Friday, December 11, 2009
Obama called on to commit $200b to fight climate change
by Carmelo Amalfi
POOR countries yesterday called on the United States Congress to release $200 billion to fight climate change on the day President Barack Obama received the Nobel prize.
Sudanese delegate Lumumba Dia-Ping, who represents the G77 group of 132 developing countries including China, challenged the president to show leadership and
“We ask president Obama and the US to join the Kyoto Protocol because the world can’t achieve an equitable or a just deal that would save the planet without the participation of the United States,” he told reporters at the COP15.

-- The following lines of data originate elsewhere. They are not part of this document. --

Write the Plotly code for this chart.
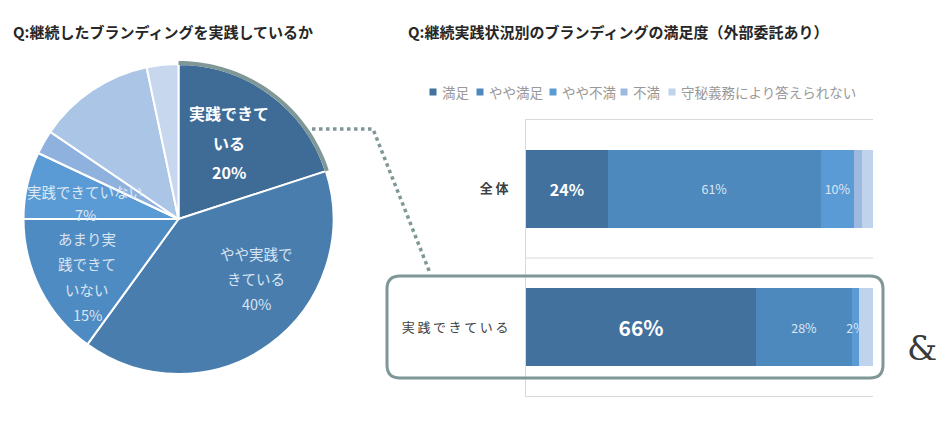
import math
import plotly.graph_objects as go

# ---------------- data ----------------
pie_labels = ["実践できている", "やや実践できている", "あまり実践できていない",
              "実践できていない", "全く実践できていない", "わからない", "その他"]
pie_values = [20, 40, 15, 7, 2.5, 12.2, 3.3]
pie_colors = ["#3F6B97", "#487DAE", "#4F8BC3", "#5A9AD5", "#8FB1DE", "#ABC5E7", "#C6D7EE"]
pie_label_lines = [["実践できて", "いる"], ["やや実践で", "きている"],
                   ["あまり実", "践できて", "いない"], ["実践できていない"]]

bar_categories = ["全体", "実践できている"]
series_names = ["満足", "やや満足", "やや不満", "不満", "守秘義務により答えられない"]
satisfied = [23.6, 66.3]
somewhat_satisfied = [61.4, 27.7]
somewhat_dissatisfied = [9.6, 2.0]
dissatisfied = [2.3, 0.0]
confidential = [3.1, 4.0]
series_colors = ["#41719C", "#4E89BD", "#5B9BD5", "#9DB9E0", "#BFD3EC"]

title_left = "Q:継続したブランディングを実践しているか"
title_right = "Q:継続実践状況別のブランディングの満足度（外部委託あり）"

# ---------------- layout helpers ----------------
W, H = 940, 437
FONT = "Noto Sans CJK JP"
ACCENT = "#7F9897"


def px(x):
    return x / W


def py(y):
    return 1 - y / H


fig = go.Figure()

# ---------------- pie ----------------
PCX, PCY, PR = 178.5, 219, 155
fig.add_trace(go.Pie(
    labels=pie_labels, values=pie_values, sort=False, direction="clockwise",
    rotation=0, textinfo="none", hoverinfo="skip", showlegend=False,
    marker=dict(colors=pie_colors, line=dict(color="white", width=2)),
    domain=dict(x=[px(PCX - PR), px(PCX + PR)], y=[py(PCY + PR), py(PCY - PR)]),
))

# highlight arc on first slice
total = sum(pie_values)
end_ang = pie_values[0] / total * 2 * math.pi
pts = []
n = 40
for i in range(n + 1):
    a = end_ang * i / n
    r = PR + 1
    pts.append((px(PCX + r * math.sin(a)), py(PCY - r * math.cos(a))))
arc_path = "M " + " L ".join(f"{x:.5f},{y:.5f}" for x, y in pts)
shapes = [dict(type="path", xref="paper", yref="paper", path=arc_path,
               line=dict(color=ACCENT, width=4), layer="above")]

# category boundary lines of the bar chart (axis coordinates)
for b in [-0.5, 0.5, 1.5]:
    shapes.append(dict(type="line", xref="x", yref="y", x0=0, x1=100, y0=b, y1=b,
                       line=dict(color="#D9D9D9", width=1), layer="below"))

# dotted connector
conn = [(312, 129), (373, 129), (430, 273)]
shapes.append(dict(type="path", xref="paper", yref="paper",
                   path="M " + " L ".join(f"{px(x):.5f},{py(y):.5f}" for x, y in conn),
                   line=dict(color=ACCENT, width=3.5, dash="dot"), layer="above"))

# rounded rectangle
x0, y0, x1, y1, rr = 387, 276, 883, 378, 13
rp = [("M", (x0 + rr, y0)), ("L", (x1 - rr, y0)), ("Q", (x1, y0), (x1, y0 + rr)),
      ("L", (x1, y1 - rr)), ("Q", (x1, y1), (x1 - rr, y1)), ("L", (x0 + rr, y1)),
      ("Q", (x0, y1), (x0, y1 - rr)), ("L", (x0, y0 + rr)), ("Q", (x0, y0), (x0 + rr, y0))]
path = ""
for seg in rp:
    path += seg[0] + " " + " ".join(f"{px(p[0]):.5f},{py(p[1]):.5f}" for p in seg[1:]) + " "
path += "Z"
shapes.append(dict(type="path", xref="paper", yref="paper", path=path,
                   line=dict(color=ACCENT, width=3), fillcolor="rgba(0,0,0,0)", layer="above"))

# ---------------- bars ----------------
series_values = [satisfied, somewhat_satisfied, somewhat_dissatisfied, dissatisfied, confidential]
labelled = [True, True, True, False, False]
for name, vals, col, lab in zip(series_names, series_values, series_colors, labelled):
    if name == "満足":
        txt = [f"<b>{round(v)}%</b>" for v in vals]
        tf = dict(family=FONT, size=[16, 21], color="white")
    elif lab:
        txt = [f"{round(v)}%" for v in vals]
        tf = dict(family=FONT, size=12.5, color="#DCE6F2")
    else:
        txt = ["" for _ in vals]
        tf = dict(family=FONT, size=12, color="#DCE6F2")
    fig.add_trace(go.Bar(
        y=bar_categories, x=vals, name=name, orientation="h",
        marker=dict(color=col, line=dict(width=0)),
        text=txt, textposition="inside", insidetextanchor="middle",
        textangle=0, constraintext="none", textfont=tf,
        hoverinfo="skip", showlegend=False, cliponaxis=False,
    ))

fig.update_layout(
    barmode="stack", bargap=0.44,
    width=W, height=H, margin=dict(l=0, r=0, t=0, b=0),
    paper_bgcolor="white", plot_bgcolor="white",
    showlegend=False,
    xaxis=dict(domain=[px(526), px(873)], range=[0, 100], visible=False, fixedrange=True),
    yaxis=dict(domain=[py(397), py(119)], type="category",
               categoryorder="array", categoryarray=bar_categories,
               autorange="reversed", showgrid=False,
               showline=True, linecolor="#D9D9D9", linewidth=1,
               ticks="", ticklabelstandoff=14,
               tickvals=bar_categories,
               ticktext=["<b>全\u2009体</b>", "実\u2009践\u2009で\u2009き\u2009て\u2009い\u2009る"],
               tickfont=dict(family=FONT, size=13, color="#404040")),
    shapes=shapes,
)

# ---------------- annotations ----------------
ann = []
ann.append(dict(text=f"<b>{title_left}</b>", x=px(11), y=py(32), xanchor="left", yanchor="middle",
                font=dict(family=FONT, size=15, color="#262626")))
ann.append(dict(text=f"<b>{title_right}</b>", x=px(406), y=py(32), xanchor="left", yanchor="middle",
                font=dict(family=FONT, size=15, color="#262626")))

# pie labels
label_pos = [(229, 113, 29.5, 16, True, "white"),
             (256, 253, 25, 14.5, False, "#D9E4F1"),
             (87, 238, 25.5, 14.5, False, "#D9E4F1"),
             (85, 191, 23, 14.5, False, "#DDE8F4")]
for i, (cx, yf, dy, sz, bold, col) in enumerate(label_pos):
    lines = pie_label_lines[i] + [f"{pie_values[i]}%"]
    for k, ln in enumerate(lines):
        t = f"<b>{ln}</b>" if bold else ln
        ann.append(dict(text=t, x=px(cx), y=py(yf + k * dy), xanchor="center", yanchor="middle",
                        font=dict(family=FONT, size=sz, color=col)))

# legend (manual, compact)
leg_marker_x = [433, 480, 553, 624, 672]
for name, col, mx in zip(series_names, series_colors, leg_marker_x):
    shapes_leg = dict(type="rect", xref="paper", yref="paper",
                      x0=px(mx - 3.5), x1=px(mx + 3.5), y0=py(92 + 3.5), y1=py(92 - 3.5),
                      fillcolor=col, line=dict(width=0))
    fig.add_shape(**shapes_leg)
    ann.append(dict(text=name, x=px(mx + 7), y=py(92), xanchor="left", yanchor="middle",
                    font=dict(family=FONT, size=13.5, color="#999999")))

ann.append(dict(text="&", x=px(922), y=py(348), xanchor="center", yanchor="middle",
                font=dict(family="DejaVu Serif", size=34, color="#3A3A3A")))

for a in ann:
    a.update(xref="paper", yref="paper", showarrow=False)
fig.update_layout(annotations=ann)

fig.write_html("out.html", config={"displayModeBar": False},
               post_script="document.body.style.margin='0';document.body.style.overflow='hidden';")
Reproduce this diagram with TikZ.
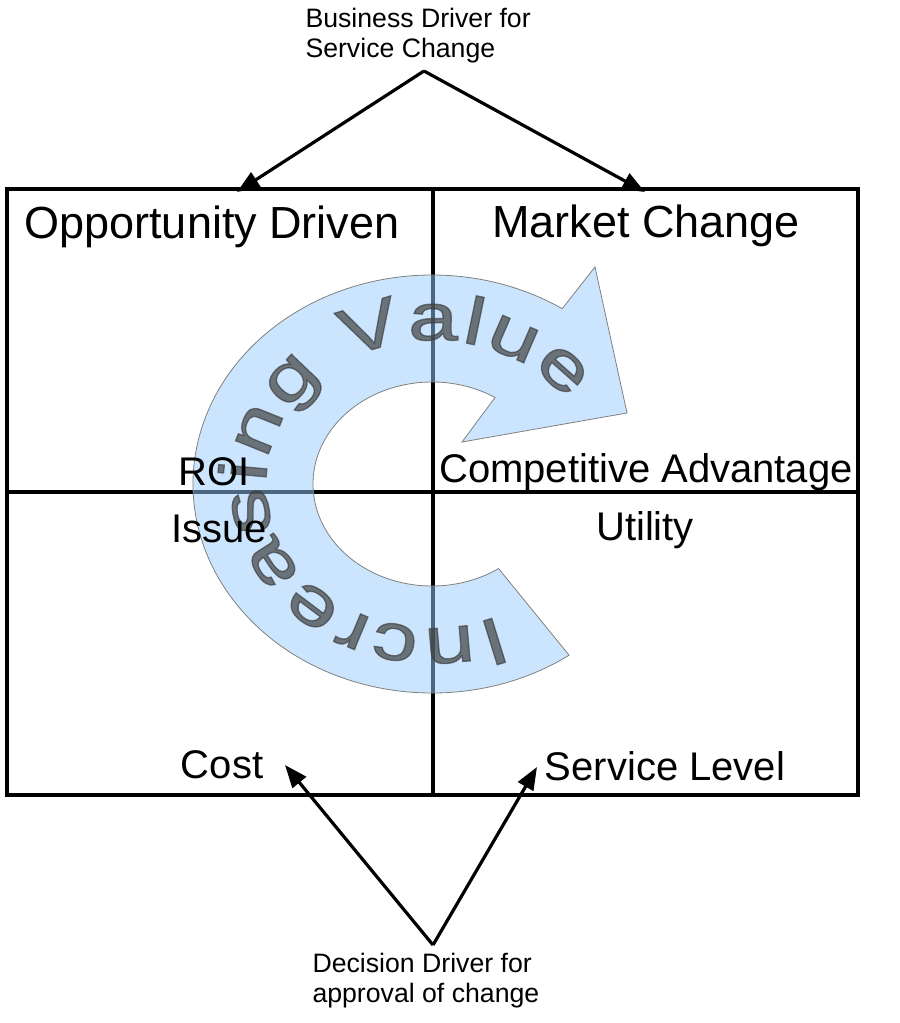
\documentclass[tikz,border=0pt]{standalone}
\usepackage{fontspec}
\setmainfont{Liberation Sans}
\newfontfamily\arcfont[FakeStretch=1.35,FakeBold=2]{Liberation Sans}
\usetikzlibrary{arrows.meta,decorations.text}

\tikzset{every picture/.style={line width=0.75pt}}
\tikzset{
  frameline/.style={line width=3pt},
  conn/.style={line width=2.4pt, -{Triangle[length=17pt,width=13pt]}},
  bigtext/.style={anchor=base, inner sep=0pt, font=\fontsize{33.75}{40}\selectfont},
  celltext/.style={anchor=base, inner sep=0pt, font=\fontsize{30}{36}\selectfont},
  drvtext/.style={anchor=north west, inner sep=0pt, align=left, font=\fontsize{20}{22.5}\selectfont},
  cyclearrow/.style={draw={rgb, 255:red, 128; green, 128; blue, 128 }, line width=0.6pt,
    fill={rgb, 255:red, 153; green, 204; blue, 255 }, fill opacity=0.5},
}

\begin{document}
\begin{tikzpicture}[x=0.75pt,y=0.75pt,yscale=-1,xscale=1]
\useasboundingbox (0,0) rectangle (899,1023);

%Shape: Rectangle and cross lines
\draw [frameline] (7,189) rectangle (858,795);
\draw [frameline] (433,189) -- (433,795);
\draw [frameline] (7,492) -- (858,492);

%Shape: Circular Arrow
\path [cyclearrow] ([shift={(55:239 and 209)}]432,484) arc [start angle=55, end angle=303, x radius=239, y radius=209]
  -- (595,267) -- (627,413) -- (462,442)
  -- ([shift={(302:119 and 102)}]432,484) arc [start angle=302, end angle=56, x radius=119, y radius=102] -- cycle;

% Text on arc
\begin{scope}[opacity=0.7]
\path [decorate, decoration={text along path, text align=fit to path,
    text={|\arcfont\fontsize{50}{50}\selectfont\color[RGB]{64,64,64}|Increasing Value}}]
  ([shift={(66:166 and 144)}]432,484) arc [start angle=66, end angle=325, x radius=166, y radius=144];
\end{scope}

% Text Node
\node (opp) at (212,239) [bigtext] {Opportunity Driven};
% Text Node
\node (mkt) at (646,238) [bigtext] {Market Change};
% Text Node
\node (roi) at (214,485) [celltext] {ROI};
% Text Node
\node (comp) at (646,482) [celltext] {Competitive Advantage};
% Text Node
\node (issue) at (219,542) [celltext] {Issue};
% Text Node
\node (util) at (645,540) [celltext] {Utility};
% Text Node
\node (cost) at (222,778) [celltext] {Cost};
% Text Node
\node (svc) at (665,780) [celltext] {Service Level};

% Text Node
\node (bizdrv) at (305,7.5) [drvtext] {Business Driver for\\Service Change};
% Text Node
\node (decdrv) at (312,953) [drvtext] {Decision Driver for\\approval of change};

\coordinate (bizapex) at (424,71);
\coordinate (opptip) at (237,192);
\coordinate (mkttip) at (645,192);
\coordinate (decapex) at (433,945);
\coordinate (costtip) at (285,765);
\coordinate (svctip) at (537,767);

%Straight Lines
\draw [conn] (bizapex) -- (opptip);
%Straight Lines
\draw [conn] (bizapex) -- (mkttip);
%Straight Lines
\draw [conn] (decapex) -- (costtip);
%Straight Lines
\draw [conn] (decapex) -- (svctip);

\end{tikzpicture}
\end{document}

“Global peace and security will be endangered without US participation in resolving this serious threat to humanity. This is the war we need to fight.”
Dia-Ping, who created controversy this week over the leaked Danish text, said the world had enough resources to address climate change in a more radical and substantial way.
“The US Congress has to be asked, you approve billions of dollars in defence budgets,” he said. “Can’t you approve $200 billion to save the world?” he said.
He said Obama must show leadership at a time of global crisis: “This is what we expect from him as a Nobel Prize winner and one of the advocates of new multiculturalism.
“That is what we expect of him as someone who is a member of both the developed and developing world - his extended family, his brothers, his cousins, his uncles are still in that continent (Africa) of which he is proud to be a member.”
European Union delegates said the amount of money Dia-Ping wanted the US to spend was more than the world spent on development assistance each year.
“To dish up that kind of money would be difficult,” they said.
President Obama said in his acceptance speech in Norway that US military leaders also understood the urgency of fighting climate change.
“There is little scientific dispute that if we do nothing, we will face more drought, more famine, more mass displacement – all of which will fuel more conflict for decades,” he said. “It is not merely scientists and environmental activists who call for swift and forceful action, it’s military leaders in my own country and others who understand that our common security hangs in the balance.”